My friends come to visit and while they too fall in love with the house, its quirks and its quiet, they all leave saying the same thing: “This is a good place for you. For now.” I bristle at their addition of the words “for now.” What if this is it? What if this is the place I will live for many years to come? And why shouldn’t it be? Just because my friends can’t imagine living 20 miles from the nearest grocery store and movie theater doesn’t mean I don’t love living in this remote setting. I prefer it.

My resistance to the weekend in Chicago was not because I couldn’t handle city life. Au contraire. I lived in Chicago 25 years ago and still know my way around like a local. I’ve since lived in Manhattan and LA and traveled in even bigger cities where English isn’t spoken. It’s just that now that I have discovered how good it feels to have a home, home is the only place I want to be.

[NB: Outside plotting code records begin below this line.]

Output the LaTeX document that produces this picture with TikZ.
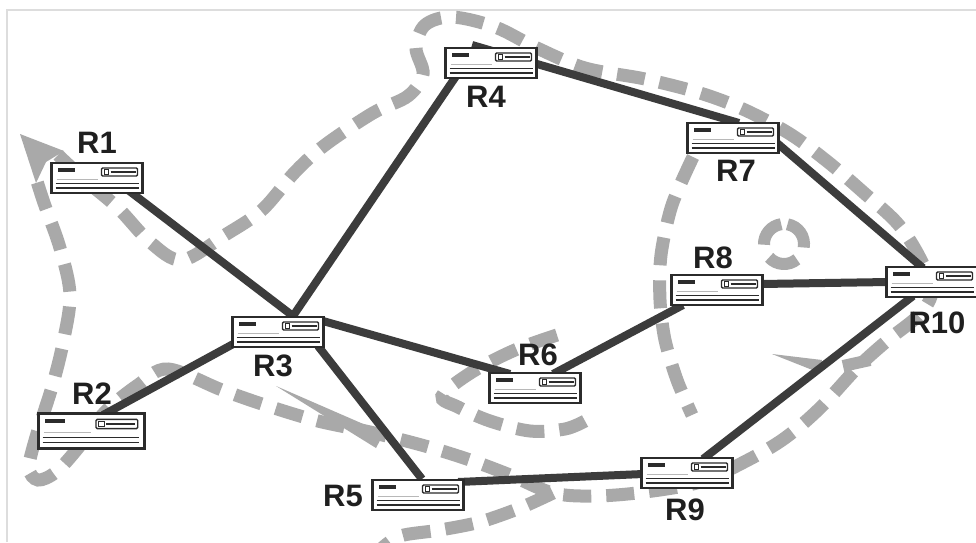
\documentclass[tikz,border=0pt]{standalone}
\usepackage{fontspec}
\setmainfont{Liberation Sans}
\usetikzlibrary{calc}

\definecolor{rdark}{HTML}{2B2B2B}
\definecolor{linkc}{HTML}{3C3C3C}
\definecolor{fishc}{HTML}{A9A9A9}
\definecolor{rlight}{HTML}{B8B8B8}
\definecolor{framec}{HTML}{DDDDDD}

\pgfdeclarelayer{paper}
\pgfdeclarelayer{fishlayer}
\pgfdeclarelayer{linklayer}
\pgfsetlayers{paper,fishlayer,linklayer,main}

\tikzset{
  router/.style={rectangle, draw=rdark, line width=2.2pt, fill=white,
    minimum width=91pt, minimum height=30pt, inner sep=0pt, outer sep=0pt},
  bigrouter/.style={router, line width=3pt, minimum width=106pt, minimum height=35pt},
  tag/.style={font=\fontsize{31}{31}\selectfont\bfseries, text=black!88, inner sep=0pt},
  link/.style={draw=linkc, line width=8pt},
  fish/.style={draw=fishc, line width=13pt, dash pattern=on 28pt off 15pt},
  fishsolid/.style={draw=fishc, line width=12pt},
}

% front panel of a router box, drawn from the box's top-left corner
\newcommand\routerface[2]{%
  \begin{scope}[shift={(#1.north west)}, scale=#2]
    \fill[rdark] (6,5) rectangle (23,8.5);
    \draw[rdark, line width=1.4pt, rounded corners=1.2pt, fill=white] (50,5) rectangle (86,13);
    \draw[rdark, line width=0.9pt, fill=white] (52.5,6.5) rectangle (57,11.5);
    \draw[rdark, line width=2pt] (59,9) -- (84,9);
    \draw[rlight, line width=1pt] (5,16.5) -- (46,16.5);
    \draw[rdark, line width=1.3pt] (4,20.5) -- (87,20.5);
    \draw[rdark, line width=1.3pt] (4,25) -- (87,25);
  \end{scope}}

\begin{document}
\begin{tikzpicture}[x=1pt, y=-1pt]
\useasboundingbox (0,0) rectangle (976,542);
\begin{pgfonlayer}{paper}
  \fill[white] (0,0) rectangle (976,542);
  \draw[framec, line width=1.5pt] (7,542) -- (7,10) -- (976,10);
\end{pgfonlayer}

% routers
\node[router]    (R1)  at (97,178)  {};
\node[bigrouter] (R2)  at (91,431)  {};
\node[router]    (R3)  at (278,332) {};
\node[router]    (R4)  at (491,63)  {};
\node[router]    (R5)  at (418,495) {};
\node[router]    (R6)  at (535,388) {};
\node[router]    (R7)  at (733,138) {};
\node[router]    (R8)  at (717,290) {};
\node[router]    (R9)  at (687,473) {};
\node[router]    (R10) at (932,282) {};

\foreach \r in {R1,R3,R4,R5,R6,R7,R8,R9,R10} {\routerface{\r}{1}}
\routerface{R2}{1.16}

% labels
\node[tag] (tR1)  at (97,143)  {R1};
\node[tag] (tR2)  at (92,394)  {R2};
\node[tag] (tR3)  at (273,366) {R3};
\node[tag] (tR4)  at (486,97)  {R4};
\node[tag] (tR5)  at (343,496) {R5};
\node[tag] (tR6)  at (538,355) {R6};
\node[tag] (tR7)  at (736,171) {R7};
\node[tag] (tR8)  at (713,258) {R8};
\node[tag] (tR9)  at (685,510) {R9};
\node[tag] (tR10) at (937,323) {R10};

% links
\begin{pgfonlayer}{linklayer}
  \draw[link] ([shift={(31,12)}]R1.center)  -- ([shift={(15,-16)}]R3.center);
  \draw[link] ([shift={(12,-16)}]R2.center) -- ([shift={(-43,11)}]R3.center);
  \draw[link] ([shift={(15,-16)}]R3.center) -- ([shift={(-26,0)}]R4.center);
  \draw[link] ([shift={(45,-11)}]R3.center) -- ([shift={(-25,-14)}]R6.center);
  \draw[link] ([shift={(40,14)}]R3.center)  -- ([shift={(4,-16)}]R5.center);
  \draw[link] ([shift={(-19,-18)}]R4.center) -- ([shift={(6,-15)}]R7.center);
  \draw[link] ([shift={(44,5)}]R7.center)   -- ([shift={(-9,-14)}]R10.center);
  \draw[link] ([shift={(44,-6)}]R8.center)  -- ([shift={(-44,0)}]R10.center);
  \draw[link] ([shift={(18,-14)}]R6.center) -- ([shift={(-34,15)}]R8.center);
  \draw[link] ([shift={(40,-13)}]R5.center) -- ([shift={(-44,1)}]R9.center);
  \draw[link] ([shift={(16,-14)}]R9.center) -- ([shift={(-19,14)}]R10.center);
\end{pgfonlayer}

% fish outline
\begin{pgfonlayer}{fishlayer}
  \begin{scope}
  \clip (0,0) rectangle (976,542);
  \draw[fish] plot[smooth, tension=0.55] coordinates {
    (58,155) (85,180) (118,208) (150,242) (182,260) (225,235) (262,210)
    (295,172) (325,145) (373,113) (408,96) (423,74) (416,48) (425,25)
    (452,17) (495,27) (537,48) (585,68) (645,79) (700,93) (745,110)
    (790,134) (828,162) (863,192) (898,224) (920,258) (932,290) (920,314)
    (888,340) (858,367) (820,408) (785,438) (748,460) (700,482) (645,492)
    (595,496) (553,493) (510,475) (470,460) (425,446) (370,432) (318,421)
    (268,406) (222,390) (168,369) (138,385) (105,412) (78,448) (56,472)
    (38,480) (29,468) (36,437) (52,387) (63,343) (70,295) (60,248)
    (44,203) (35,175)};
  % tail tip
  \fill[fishc] (20,134) -- (64,151) -- (46,162) -- (36,183) -- cycle;
  % lower fin
  \draw[fish] plot[smooth] coordinates {(553,493) (520,508) (480,522) (440,530) (400,536) (380,550)};
  % side fin
  \fill[fishc] (276,386) -- (384,433) -- (376,448) -- cycle;
  % gill
  \draw[fish] plot[smooth, tension=0.55] coordinates {
    (557,335) (515,350) (472,372) (442,396) (458,407) (490,421) (530,431) (565,429) (585,421)};
  % head line
  \draw[fish] plot[smooth] coordinates {
    (693,157) (672,205) (661,255) (660,300) (665,340) (677,380) (692,415)};
  % eye
  \coordinate (eye) at (784,244);
  \draw[fishsolid] ([shift={(178:20)}]eye) arc[start angle=178, end angle=262, radius=20];
  \draw[fishsolid] ([shift={(280:20)}]eye) arc[start angle=280, end angle=370, radius=20];
  \draw[fishsolid] ([shift={(50:20)}]eye) arc[start angle=50, end angle=138, radius=20];
  % mouth
  \fill[fishc] (772,354) -- (822,360) -- (820,373) -- cycle;
  \draw[fishsolid] (843,366) -- (870,360);
  \end{scope}
\end{pgfonlayer}
\end{tikzpicture}
\end{document}
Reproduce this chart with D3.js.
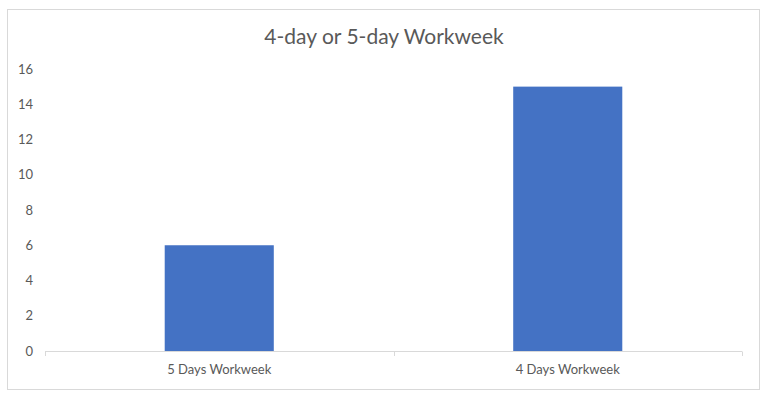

I eventually tore myself away from the lure of the American Gothic painting—suppressing any further homesickness—and tackled the rest of the weekend with as much strength and determination as I could muster. I taught a pie baking class to a group of at-risk youth on Saturday. Then, on Sunday, we loaded up a borrowed van filled with 120 pies, generously donated by Bakers Square. Along with a team from the American Pie Council, we set up a table in a parking lot near Soldier Field to hand out free slices of apple pie and caramel/pecan/French silk pie to the game-goers.

On the big Pie Day—or Game Day, depending on how you view the world—I dressed in so many wool and fleece layers I looked fatter than the Pillsbury Dough Boy. But, by god, I was warm. In the end, it wasn’t Chicago’s frigid temperatures that challenged my endurance. It was the derogatory pie jokes made by the football fans, whose goal was to get as drunk as possible before the game began. It actually took some convincing to get them to set their beer bottles down long enough to enjoy a slice of pie.

Even if the sports fans didn’t display their best manners, I reminded myself that somehow the message of pie might still get through to them—that a stranger handing them a free piece of pie was a gesture—one too rare these days—of kindness and generosity, a display of caring and desire to connect through the simple goodness of comfort food. Beer may fill their bellies but pie fills the heart. If nothing else, those that passed up pie for Budweiser surely regretted the decision as they stood in line for the bathroom and missed seeing their team score.

My mistake was going for quantity and not quality. A thousand slices of pie was a lofty goal, and quantity is not what pie—well, my definition of pie-as-vehicle-to-happiness-and-healing—is about. Less is more. Small is beautiful. Less and small. Like living in Eldon, Iowa. At last, after my mid-January Chicago pie adventure, I am happily, safely, warmly back in the American Gothic House. There’s no place like home.